# Q2 — Text-driven image segmentation with SAM (Colab-ready)

This notebook demonstrates a pipeline that takes a single image and a text prompt, uses a text→region model (GroundingDINO or CLIPSeg) to produce region seeds, and feeds the seeds to Segment Anything (SAM) to obtain precise masks.

Notes:
- You will likely need to download/upload model checkpoints (GroundingDINO and SAM). The notebook includes a fallback demo (full-image box) so you can verify SAM works without grounding weights.

In [None]:
# Install dependencies (run this cell in Colab)
!pip install -q git+https://github.com/facebookresearch/segment-anything.git
!pip install -q git+https://github.com/IDEA-Research/GroundingDINO.git
!pip install -q transformers timm opencv-python-headless

print('Install complete (may take a minute).')


In [None]:
import os
import cv2
import torch
import numpy as np
import matplotlib.pyplot as plt
from segment_anything import sam_model_registry, SamPredictor
from PIL import Image
device = 'cuda' if torch.cuda.is_available() else 'cpu'
print('Device:', device)


## Step 1 — prepare SAM
Upload a SAM checkpoint (e.g., `sam_vit_h.pth`) to Colab (use left pane Files → Upload). Update the path below if different.

In [None]:
# Path to SAM checkpoint (upload to Colab /content/)
sam_checkpoint = '/content/sam_vit_h.pth'  # <-- upload this file in Colab
model_type = 'vit_h'
if os.path.exists(sam_checkpoint):
    sam = sam_model_registry[model_type](checkpoint=sam_checkpoint)
    predictor = SamPredictor(sam)
    print('SAM loaded')
else:
    print('SAM checkpoint not found. Upload sam_vit_h.pth to /content or change the path. You can still run the demo fallback if you do not have the checkpoint.')

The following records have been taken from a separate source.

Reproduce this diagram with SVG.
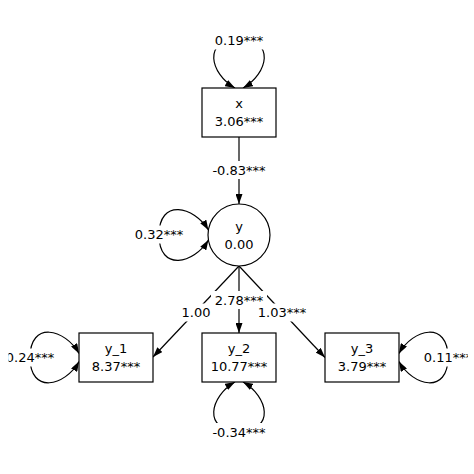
<svg xmlns="http://www.w3.org/2000/svg" width="474" height="474" viewBox="0 0 474 474">
<style>
  text { font-family: "DejaVu Sans", sans-serif; font-size: 13px; fill: #000; text-anchor: middle; }
  .edge { fill: none; stroke: #000; stroke-width: 1.2; }
  .arr { marker-end: url(#ah); }
  .loop { marker-start: url(#ah); marker-end: url(#ah); }
  .lbl { fill: #fff; stroke: none; }
  .node { fill: #fff; stroke: #000; stroke-width: 1.2; }
</style>
<defs>
  <marker id="ah" markerWidth="10" markerHeight="7" refX="10" refY="3.5" orient="auto-start-reverse" markerUnits="userSpaceOnUse">
    <path d="M0,0 L10,3.5 L0,7 z" fill="#000"/>
  </marker>
  <clipPath id="clip"><rect x="8.5" y="0" width="459.5" height="474"/></clipPath>
</defs>
<rect x="0" y="0" width="474" height="474" fill="#fff"/>
<g clip-path="url(#clip)">
  <g id="connectors">
    <path class="edge arr" d="M239,137 L239,204"/>
    <path class="edge arr" d="M239,266 L239,333"/>
    <path class="edge arr" d="M239,266 L153,357"/>
    <path class="edge arr" d="M239,266 L325,357.5"/>
    <path class="edge loop" d="M235,88 C210,74 202,39 239,39 C276,39 268,74 243,88"/>
    <path class="edge loop" d="M208.4,230 C194,206 159,198 159,235 C159,272 194,264 208.4,240"/>
    <path class="edge loop" d="M79,353.5 C65,328.5 30,320.5 30,357.5 C30,394.5 65,386.5 79,361.5"/>
    <path class="edge loop" d="M399,353.5 C413,328.5 448,320.5 448,357.5 C448,394.5 413,386.5 399,361.5"/>
    <path class="edge loop" d="M235,382 C210,396 202,431 239,431 C276,431 268,396 243,382"/>
    <rect class="lbl" x="208" y="161" width="62" height="18"/>
    <text x="239" y="174.5">-0.83***</text>
    <rect class="lbl" x="211" y="291" width="56" height="18"/>
    <text x="239" y="304.5">2.78***</text>
    <rect class="lbl" x="180" y="303.5" width="32" height="18"/>
    <text x="196" y="317">1.00</text>
    <rect class="lbl" x="254" y="303.5" width="56" height="18"/>
    <text x="282" y="317">1.03***</text>
    <rect class="lbl" x="213" y="31.5" width="52" height="18"/>
    <text x="239" y="45">0.19***</text>
    <rect class="lbl" x="133" y="225.5" width="52" height="18"/>
    <text x="159" y="239">0.32***</text>
    <rect class="lbl" x="4" y="348.5" width="52" height="18"/>
    <text x="30" y="362">0.24***</text>
    <rect class="lbl" x="422" y="348.5" width="52" height="18"/>
    <text x="448" y="362">0.11***</text>
    <rect class="lbl" x="210" y="423" width="58" height="18"/>
    <text x="239" y="436.5">-0.34***</text>
  </g>
  <g id="node-x">
    <rect class="node" x="202" y="88" width="74" height="49"/>
    <text x="239" y="108">x</text>
    <text x="239" y="126">3.06***</text>
  </g>
  <g id="node-y">
    <circle class="node" cx="239" cy="235" r="31"/>
    <text x="239" y="230.5">y</text>
    <text x="239" y="248.5">0.00</text>
  </g>
  <g id="node-y_1">
    <rect class="node" x="79" y="333" width="74" height="49"/>
    <text x="116" y="353">y_1</text>
    <text x="116" y="371">8.37***</text>
  </g>
  <g id="node-y_2">
    <rect class="node" x="202" y="333" width="74" height="49"/>
    <text x="239" y="353">y_2</text>
    <text x="239" y="371">10.77***</text>
  </g>
  <g id="node-y_3">
    <rect class="node" x="325" y="333" width="74" height="49"/>
    <text x="362" y="353">y_3</text>
    <text x="362" y="371">3.79***</text>
  </g>
</g>
</svg>
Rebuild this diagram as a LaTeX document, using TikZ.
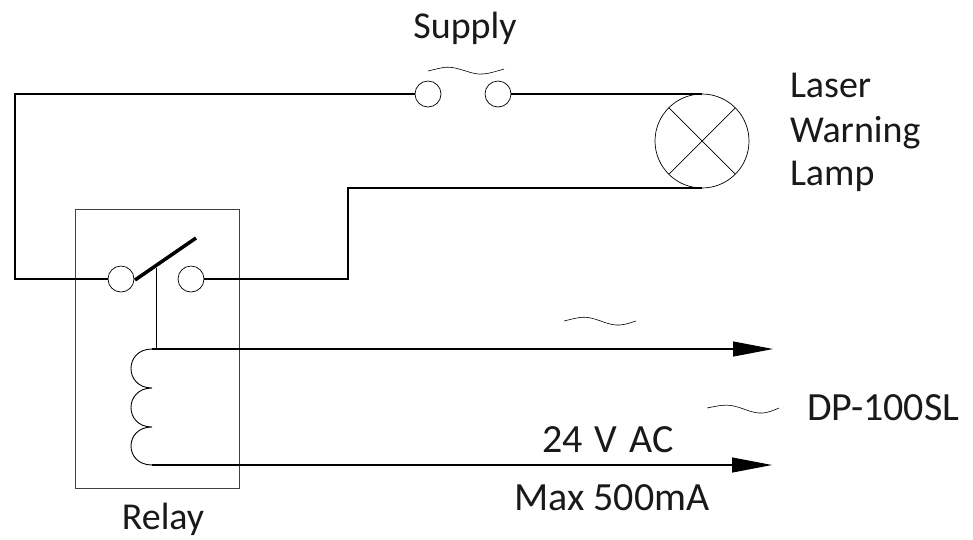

## Step 2 — Upload an image and give a text prompt
Upload an image file to Colab (left Files pane). Set `img_path` and `prompt` below.

In [None]:
# Example (upload an image to /content/example.jpg)
img_path = '/content/example.jpg'  # <-- upload image here
prompt = 'a red bicycle'  # change to your desired text prompt

if not os.path.exists(img_path):
    print('Image not found at', img_path, "\nUpload an image to /content/example.jpg via the Colab Files pane.")
else:
    print('Image found. Prompt:', prompt)


## Step 3 — (Optional) GroundingDINO or CLIPSeg inference to convert text→boxes/seeds

If you have a GroundingDINO checkpoint, you can run it to produce boxes for the prompt. If not, this notebook will fall back to a simple full-image box so you can verify SAM integration.

In [None]:
# Fallback pipeline that runs SAM on a box derived from the entire image (demo)
if os.path.exists(img_path) and 'predictor' in globals():
    image_bgr = cv2.imread(img_path)
    H, W = image_bgr.shape[:2]
    # Fallback: use full image as a single box seed (x1,y1,x2,y2)
    boxes = np.array([[W*0.02, H*0.02, W*0.98, H*0.98]])
    predictor.set_image(image_bgr[:,:,::-1])  # SAM expects RGB
    input_boxes = torch.tensor(boxes, device=predictor.device, dtype=torch.float)
    masks, scores, logits = predictor.predict(box=input_boxes, multimask_output=True)

    def show_mask_on_image(img_bgr, mask, color=(0,255,0), alpha=0.4):
        overlay = img_bgr.copy()
        overlay[mask==1] = (overlay[mask==1] * (1-alpha) + np.array(color) * alpha).astype(np.uint8)
        return overlay

    for i, m in enumerate(masks):
        over = show_mask_on_image(image_bgr, m)
        plt.figure(figsize=(6,6)); plt.imshow(over[:,:,::-1]); plt.title(f'Mask {i} (score {scores[i]:.3f})'); plt.axis('off')
else:
    print('Either image or SAM predictor not available. Upload both to Colab to run end-to-end.')


## Notes & limitations
- For best text→region quality you should run GroundingDINO (or CLIPSeg) to convert the text prompt into high-quality boxes/seeds, then feed them to SAM. GroundingDINO requires a checkpoint (download or upload). The repo `IDEA-Research/GroundingDINO` provides helpers.
- SAM2 official models may be gated; this notebook uses the open-source Segment Anything integration. If you have SAM2 weights or an SDK, replace the SAM loading cell accordingly.
- The fallback (full-image box) is present so you can verify that SAM runs in Colab even without grounding checkpoints.